In my high school days, they still had Grade 13. Yet while I had five years there, there were only four when we had to read anything by the Bard (for reasons I have never understood, we weren't subjected to it in Grade 9). Thus I was obliged to familiarize myself with the likes of Julius Caesar, Richard III (I keep running into that guy a lot), Othello and Hamlet. I rather enjoyed Caesar. Richard was another matter, because my English teacher in Grade 11, a woman who lived and breathed literature, pointed out that Shakespeare did his writing while the Tudors ruled England, and Richard was the guy they knocked off to get the throne. Bill Shakespeare would have known which side of the proverbial bread to butter up. Besides, the man was a playwright, not a historian. Othello came during a rough year, since my teachers spent a couple of months on strike. That's a year I have spent the last 40-something years trying to forget, and I spent most of my Grade 13 year dealing with a lot of coming of age issues.
I sometimes think I'm a lot more typical than I'm given credit for being.
I've been told that Romeo and Juliet is commonly the work that Grade 9 kids are assigned to study (if that's true, then I was an exception). But I have seen several versions of the work, including ones performed in a couple of parks, and Beth and I also took in the 1996 film version. I think it was the first time I ever saw Leonardo DiCaprio in anything (he was Romeo). This was during the time when Beth and I were dating, when she was just my girlfriend (before she became my wife and girlfriend), and going to movies Friday nights was almost a ritual.
It was something of an eye-opening experience for me.
The theatre where we watched the picture, if memory serves, held about 300 people, and the place was packed. If there were 20 people in that theatre older than 30, I would be astonished. The hall was filled with kids, of high school age. And since I do recall we were all dressed in our winter gear, the recollection is clear school was in session, and I was sharing and auditorium with a bunch of kids who had Romeo and Juliet on their assignment sheets.
“Oh God!” I muttered in Beth's ear as the theatre began to fill up with adolescents. “This joint's going to be a zoo!”
I was very wrong (it happens occasionally). While the movie was playing, the theatre was a cathedral of silence. I believe Beth and I made more noise munching on our popcorn than the rest of the audience combined. For the most part, the kids were completely absorbed in the movie.

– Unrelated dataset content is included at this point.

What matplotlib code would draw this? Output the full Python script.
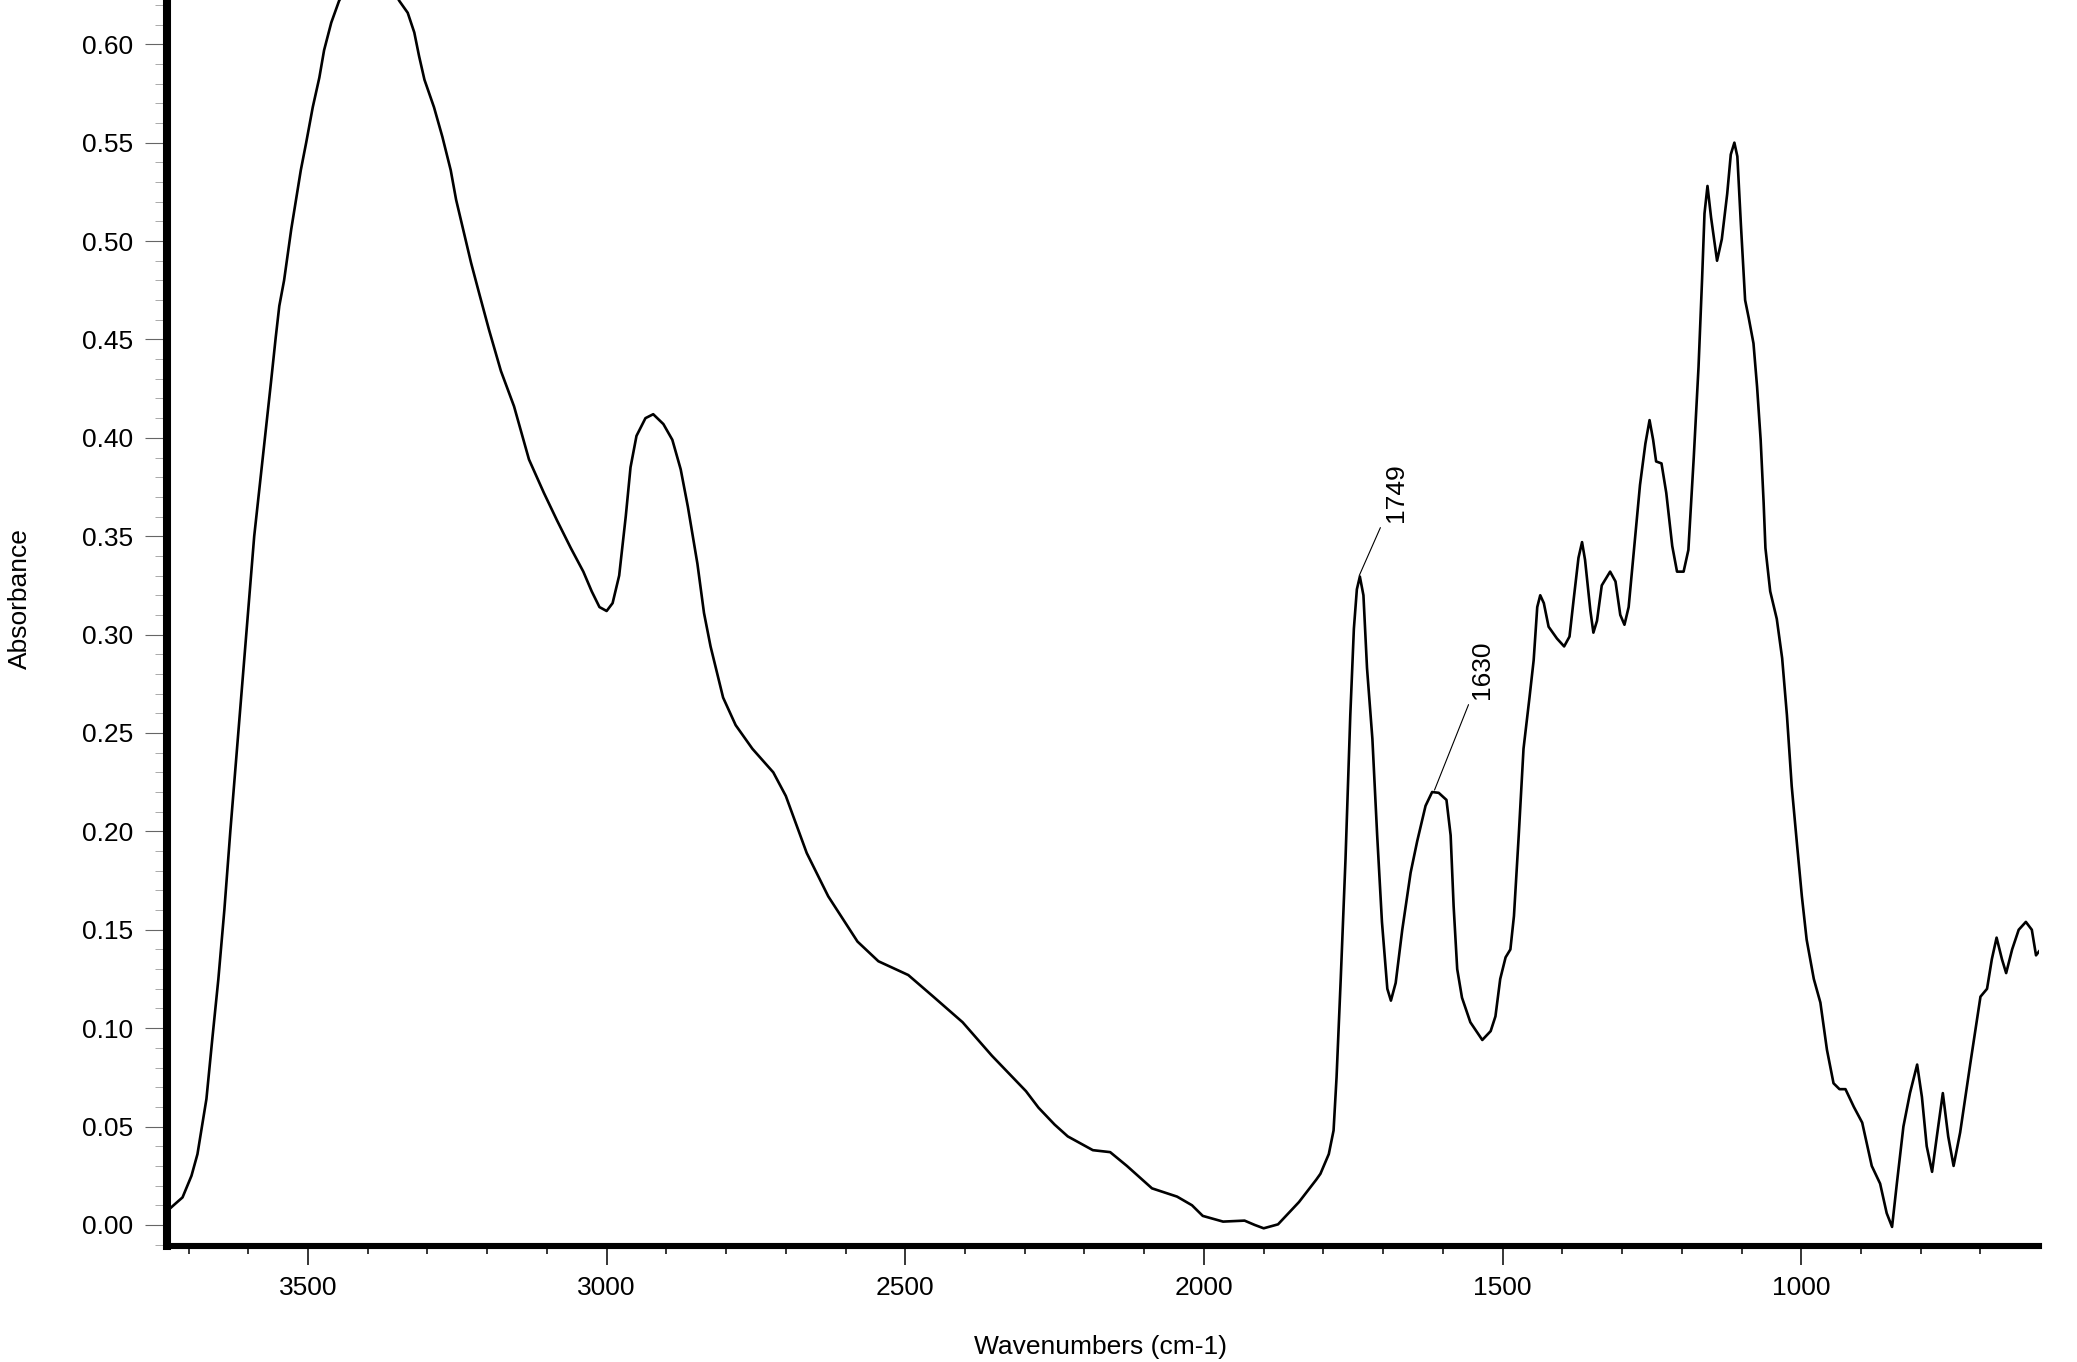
import numpy as np
import matplotlib
matplotlib.use('Agg')
import matplotlib.pyplot as plt
from matplotlib.ticker import MultipleLocator, FormatStrFormatter

plt.rcParams['font.family'] = ['Liberation Sans', 'DejaVu Sans']

# spectrum (wavenumber, absorbance)
wavenumber = [
    3736, 3725, 3710, 3695, 3685, 3670, 3660, 3650, 3640, 3630, 3618, 3606, 3590,
    3576, 3562, 3554, 3548, 3540, 3528, 3520, 3512, 3503, 3492, 3481, 3473, 3461,
    3448, 3430, 3400, 3370, 3347, 3333, 3322, 3314, 3305, 3289, 3275, 3261, 3252,
    3241, 3227, 3213, 3197, 3177, 3155, 3130, 3105, 3083, 3060, 3039, 3025, 3012,
    3000, 2990, 2979, 2968, 2960, 2950, 2935, 2922, 2905, 2890, 2876, 2864, 2848,
    2837, 2826, 2805, 2784, 2756, 2721, 2700, 2665, 2629, 2580, 2545, 2495, 2453,
    2404, 2355, 2298, 2277, 2250, 2228, 2186, 2157, 2129, 2087, 2045, 2020, 2002,
    1968, 1932, 1915, 1900, 1876, 1841, 1812, 1805, 1791, 1783, 1778, 1771, 1763,
    1755, 1749, 1744, 1739, 1733, 1727, 1718, 1710, 1702, 1693, 1687, 1679, 1668,
    1654, 1643, 1629, 1618, 1607, 1594, 1587, 1582, 1576, 1568, 1554, 1534, 1520,
    1512, 1504, 1495, 1487, 1481, 1473, 1465, 1455, 1448, 1442, 1437, 1431, 1423,
    1409, 1397, 1388, 1381, 1373, 1367, 1362, 1353, 1348, 1342, 1334, 1320, 1311,
    1303, 1296, 1289, 1278, 1270, 1261, 1254, 1248, 1243, 1234, 1226, 1216, 1208,
    1197, 1189, 1180, 1172, 1166, 1162, 1157, 1151, 1141, 1133, 1124, 1118, 1112,
    1107, 1101, 1094, 1088, 1080, 1074, 1068, 1063, 1060, 1052, 1041, 1032, 1024,
    1016, 1007, 999, 991, 979, 968, 957, 946, 936, 926, 912, 898, 882, 868, 857,
    848, 840, 829, 818, 806, 798, 790, 781, 773, 763, 754, 745, 734, 717, 700,
    689, 681, 673, 664, 657, 647, 636, 624, 614, 607, 602,
]
absorbance = [
    0.007, 0.010, 0.014, 0.025, 0.036, 0.064, 0.095, 0.125, 0.160, 0.200, 0.245, 0.290, 0.350,
    0.389, 0.428, 0.451, 0.467, 0.480, 0.506, 0.521, 0.536, 0.550, 0.568, 0.583, 0.597, 0.611,
    0.622, 0.632, 0.638, 0.634, 0.622, 0.616, 0.606, 0.594, 0.582, 0.568, 0.553, 0.536, 0.521,
    0.507, 0.489, 0.473, 0.455, 0.434, 0.416, 0.389, 0.372, 0.358, 0.344, 0.332, 0.322, 0.314,
    0.312, 0.316, 0.330, 0.360, 0.385, 0.401, 0.410, 0.412, 0.407, 0.399, 0.384, 0.365, 0.336,
    0.311, 0.294, 0.268, 0.254, 0.242, 0.230, 0.218, 0.189, 0.167, 0.144, 0.134, 0.127, 0.116,
    0.103, 0.086, 0.068, 0.0596, 0.051, 0.045, 0.038, 0.037, 0.030, 0.0186, 0.0144, 0.010, 0.0046,
    0.0017, 0.0022, 0.000, -0.0017, 0.0003, 0.0116, 0.023, 0.026, 0.036, 0.048, 0.075, 0.125, 0.186,
    0.259, 0.303, 0.323, 0.3295, 0.320, 0.283, 0.247, 0.198, 0.154, 0.120, 0.114, 0.123, 0.150,
    0.179, 0.195, 0.213, 0.220, 0.2196, 0.216, 0.198, 0.162, 0.130, 0.1155, 0.103, 0.094, 0.0985,
    0.106, 0.125, 0.136, 0.140, 0.157, 0.198, 0.242, 0.268, 0.287, 0.314, 0.320, 0.316, 0.304,
    0.298, 0.294, 0.299, 0.318, 0.339, 0.347, 0.338, 0.312, 0.301, 0.307, 0.325, 0.332, 0.327,
    0.310, 0.305, 0.314, 0.350, 0.376, 0.397, 0.409, 0.399, 0.388, 0.387, 0.372, 0.345, 0.332,
    0.332, 0.343, 0.390, 0.436, 0.481, 0.514, 0.528, 0.512, 0.490, 0.501, 0.524, 0.544, 0.550,
    0.543, 0.508, 0.470, 0.461, 0.448, 0.426, 0.399, 0.367, 0.344, 0.322, 0.308, 0.288, 0.259,
    0.223, 0.193, 0.167, 0.145, 0.125, 0.113, 0.089, 0.072, 0.069, 0.069, 0.060, 0.052, 0.030, 0.021, 0.006,
    -0.001, 0.021, 0.050, 0.067, 0.0815, 0.065, 0.040, 0.027, 0.045, 0.067, 0.045, 0.030, 0.047, 0.082, 0.116,
    0.120, 0.135, 0.146, 0.135, 0.128, 0.140, 0.150, 0.154, 0.150, 0.137, 0.139,
]

# labelled peaks: (label, peak position, label position)
peak_labels = ['1749', '1630']
peak_xy = [(1740, 0.330), (1614, 0.221)]
label_xy = [(1679, 0.372), (1534, 0.282)]

fig = plt.figure(figsize=(20.77, 13.62), dpi=100)
ax = fig.add_axes([167 / 2077, 116 / 1362, 1872 / 2077, 1246 / 1362])

ax.plot(wavenumber, absorbance, color='black', linewidth=1.9, solid_joinstyle='round')

ax.set_xlim(3736, 602)
ax.set_ylim(-0.0107, 0.6225)

for lab, xy, txy in zip(peak_labels, peak_xy, label_xy):
    ax.annotate(lab, xy=xy, xytext=txy, rotation=90, fontsize=19,
                ha='center', va='center',
                arrowprops=dict(arrowstyle='-', lw=0.8, color='black', shrinkB=0))

# axes look of the old spectrometer printout
ax.spines['top'].set_visible(False)
ax.spines['right'].set_visible(False)
ax.spines['left'].set_linewidth(5.8)
ax.spines['bottom'].set_linewidth(4.4)

ax.xaxis.set_major_locator(MultipleLocator(500))
ax.xaxis.set_minor_locator(MultipleLocator(100))
ax.yaxis.set_major_locator(MultipleLocator(0.05))
ax.yaxis.set_minor_locator(MultipleLocator(0.01))
ax.yaxis.set_major_formatter(FormatStrFormatter('%.2f'))

ax.tick_params(axis='x', which='major', direction='out', length=13.5, width=1.1, pad=8, labelsize=19)
ax.tick_params(axis='x', which='minor', direction='out', length=5.5, width=1.1)
ax.tick_params(axis='y', which='major', direction='out', length=15.5, width=0.8, color='#666666', pad=9, labelsize=19)
ax.tick_params(axis='y', which='minor', direction='out', length=8.5, width=0.7, color='#aaaaaa')

fig.text(20 / 2077, 1 - 599 / 1362, 'Absorbance', rotation=90, fontsize=19, ha='center', va='center')
fig.text(1100 / 2077, 1 - 1347 / 1362, 'Wavenumbers (cm-1)', fontsize=19, ha='center', va='center')

fig.savefig('out.png', dpi=100)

I will grant there was a bit of rowdyism toward the end of the movie, but I was impressed with how far we got into it before the kids started acting like kids. I reached what I thought was the obvious conclusion — namely these kids had Romeo and Juliet on the curriculum, and they had better bone up. When it comes to Shakespeare, actually watching the movie is even better than Coles Notes.
Beth and I took in the performance Friday Aurora. As the local editor, I would have preferred to go to one closer to home, but Mother Nature and production issues got in the way. The show was due to open last Tuesday at Dick's Dam Park in Bolton, but it rained that night (it is a fact that if you arrange outdoor events, you take your chances where the weather is concerned). And last Wednesday was production day for the Citizen. And it was one of those days that I had to fight down the urge to take a sledge hammer to my computer in the office, and then flush the remnants down the nearest toilet. Does that sound to you like a guy who was in an appropriate mood to take in Romeo and Juliet?
But it is still making the rounds, and if you get a chance, the show is highly recommended. It will be performed tonight (Thursday) at Fairy Lake in Newmarket, but will be back in Caledon tomorrow at Alton Mill Arts Centre, Saturday at Fairy Lake, Sunday at the McMichael Canadian Art Collection in Kleinburg, Monday and Tuesday at Thornlodge Park in Mississauga, next Thursday at Fairy Lake, next Friday and Saturday at Nineteen on the Park in Stouffville, July 27 at Montgomery's Inn in Etobicoke, July 29 and 30 at The Old Mill in Toronto, July 31 at Etienne Brulé Park in Toronto, and Aug. 1, 2 and 3 at Montgomery's Inn.
The performances start at 7 p.m. Admission is on a pay-what-you-can basis, but the suggested donation is $20. That's what we paid, but don't tell anyone, okay?